Performance
Along
with the benefits of using 1394 based hard drives, there are also a couple downsides.
Although 1394 is quoted as having a 400Mb/sec throughput, that's only a burst
transfer rate. Sustained transfer rates are in the 30MB/sec range. Drive access
times are also affected, higher latencies are inevitable when the drive has to
communicate across an additional bus and 2 controllers.
The
other performance bottleneck on Maxtor's 1394 drive is the 1394 to ATA bridge,
which only supports ATA33 for reads and PIO Mode 4 for writes. We
spoke to Maxtor about their reasoning behind the Symbios adapter, and their response
was the same as our research indicated. There are simply no IDE to 1394 adapters
which support modes faster than ATA33.
In
our SiSoft Sandra 2001 benchmarks the drive posts respectable numbers, slightly
above an those of a ATA66 drive. These results are quite surprising considering
that 1394 to IDE adapter
supports only ATA33 mode. This just goes to show that hard drives still have quite
a bit of performance bandwidth even on 'aging' standards like ATA33. With only
a single drive on the IDE chain there is little need for more bandwidth as the
fastest IDE drives are just beginning to push the 33MB/sec sustained transfer
rate.
Using
Winbench 99 we see the sequential read performance across the entire 80GB of the
Diamond Max 80 drive. Normally hard drives exhibit maximum performance on the
outer tracks, and diminishing on the inner. The DM80 on an internal ATA100 connection,
(green), is exactly the performance curve we have come to expect from rotation
based hard drives. However, under both WindowsME (red) and 2000 (yellow) we see
a flat performance line, a bottleneck limiting the maximum throughput. We first
identified the 1394 to IDE adapted as the problem, but the large performance increase
seen when using Windows2000 indicates that the MS Windows9x 1394 drivers are quite
poor. Windows 2000 turned
in numbers 34% faster than WindowsME, a testament to the maturity of the Windows
2000 Firewire drivers. Obviously if you are considering this drive, Win2K is highly
recommended.
Performance
is certainly respectable - a solid 25.5MB/sec on the outer tracks, falling to
17.5MB/sec on the inner tracks. Future driver updates will hopefully bring up
the Windows 9x performance up, and may give 2000 a small increase as well.
On
the individual Winbench99 tests, the 1394 external drive has a mixed showing.

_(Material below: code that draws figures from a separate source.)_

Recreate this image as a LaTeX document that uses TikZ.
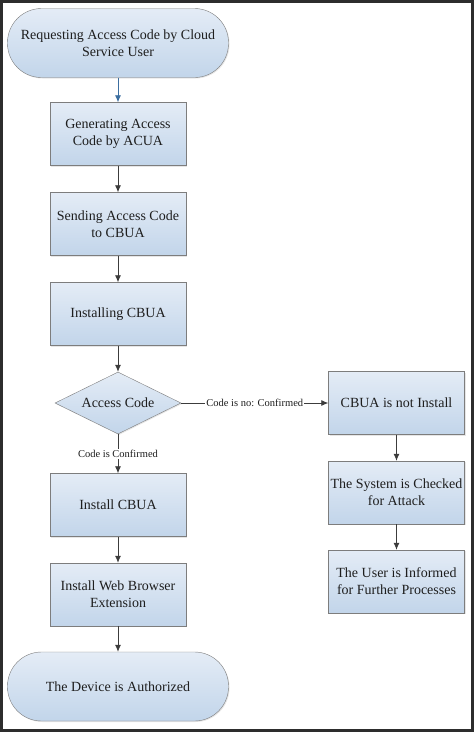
\documentclass[tikz,border=0pt]{standalone}
\usepackage{fontspec}
\setmainfont{Liberation Serif}
\usepackage{xcolor}
\usepackage{tikz}
\usetikzlibrary{shapes.geometric,arrows.meta,shadows}
\definecolor{boxtop}{RGB}{228,236,246}
\definecolor{boxbot}{RGB}{194,213,234}
\definecolor{boxline}{RGB}{125,125,125}
\definecolor{arrowgray}{RGB}{60,60,60}
\definecolor{arrowblue}{RGB}{60,110,160}
\definecolor{framegray}{RGB}{45,45,45}
\definecolor{textgray}{RGB}{30,30,30}

\begin{document}
\begin{tikzpicture}[x=1pt,y=-1pt,%
% common options for blocks:
block/.style = {rectangle, draw=boxline, top color=boxtop, bottom color=boxbot,
            align=center, minimum width=136pt, minimum height=63pt, inner sep=0,
            text=textgray, font=\fontsize{14}{17}\selectfont,
            drop shadow={opacity=0.2, shadow xshift=1pt, shadow yshift=-1pt}},
% common options for the start and end:
term/.style = {block, rounded corners=34pt, minimum width=221pt, minimum height=69pt},
% common options for the decision:
choice/.style = {block, diamond, aspect=2, minimum width=126pt, minimum height=62pt},
% common options for arrows and labels:
flow/.style = {draw=arrowgray, line width=0.8pt, -{Latex[length=7pt,width=6pt]}},
cond/.style = {fill=white, inner sep=1pt, text=textgray, font=\fontsize{10.5}{12}\selectfont}]
\useasboundingbox (0,0) rectangle (474,732);
\draw[framegray, line width=3pt] (1.5,1.5) rectangle (472.5,730.5);
\node[term] (A0) at (118,43) {Requesting Access Code by Cloud\\Service User};
\node[block] (A1) at (118,134) {Generating Access\\Code by ACUA};
\node[block] (A2) at (118,224) {Sending Access Code\\to CBUA};
\node[block] (A3) at (118,314) {Installing CBUA};
\node[choice] (A4) at (118,403) {Access Code};
\node[block] (A5) at (118,505) {Install CBUA};
\node[block] (A6) at (118,594.5) {Install Web Browser\\Extension};
\node[term] (A7) at (118,686.5) {The Device is Authorized};
\node[block] (B1) at (396.5,403) {CBUA is not Install};
\node[block] (B2) at (396.5,492.5) {The System is Checked\\for Attack};
\node[block] (B3) at (396.5,581.5) {The User is Informed\\for Further Processes};
\draw[flow, draw=arrowblue] (A0.south) to (A1.north);
\draw[flow] (A1.south) to (A2.north);
\draw[flow] (A2.south) to (A3.north);
\draw[flow] (A3.south) to (A4.north);
\draw[flow] (A4.south) to node[cond, pos=0.5] {Code is Confirmed} (A5.north);
\draw[flow] (A4.east) to node[cond, pos=0.5] {Code is no: Confirmed} (B1.west);
\draw[flow] (A5.south) to (A6.north);
\draw[flow] (A6.south) to (A7.north);
\draw[flow] (B1.south) to (B2.north);
\draw[flow] (B2.south) to (B3.north);
\end{tikzpicture}
\end{document}
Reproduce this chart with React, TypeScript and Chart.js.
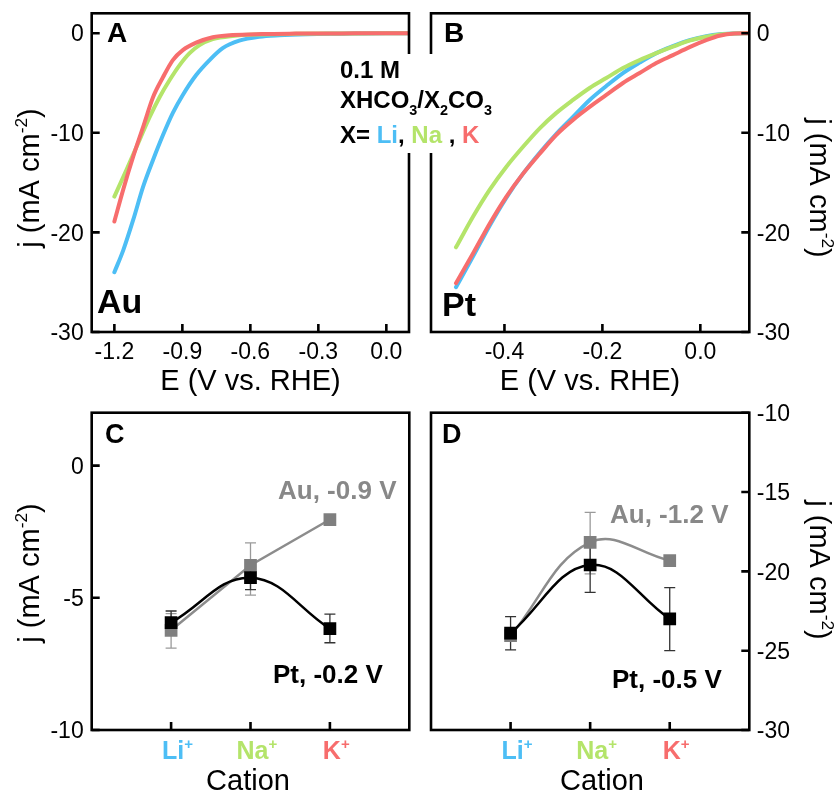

In the Express 3.4 tests the 1394 drive is beaten by a 36% margin, while in the
FrontPage98 tests it tops its' internal sibling by 14%.
Maxtor's
Acoustic Management technology is also put to good use. In a nutshell, Acoustic
Management is accomplished by reducing the speed at which the actuator arm moves
back and forth across the drive, thereby reducing the familiar 'grinding' sound
during disc seeks. This is a unique situation for Maxtor where enabling AM has
few downsides. Usually, enabling AM has two major side effects - disk seek times
are greatly increased (around 50% or so), and sustained transfer rates also take
a small performance hit. In this case with the performance bottlenecks already
discussed, AM has nearly zero effect on the drive's performance.
The only spec affected by enabling AM is the disc access time. Because of the
performance bottlenecks, the hit to sustained transfer rate performance is not
seen. Unfortunately, the only way to change the default AM settings is to install
the drive internally. For this reason our testing was done with the default settings
as shipped.
Both
Winbench99 and Hd Tach report a 22.5ms access time, not fast but respectable.
Other reviews have measured the access time on the Diamond Max 80 internal drives
at 15.5ms, so the combined latency of the 1394 bus and AM translates to an additional
7ms on the access time. However, backup and general file servers are not dependent
on fast access times.
Both
noise and heat output are very acceptable. Even with the drive sitting on the
table it's hard to actually hear it operating. Heat is even less of a concern.
After hours of benchmarking the drive is only warm to the touch.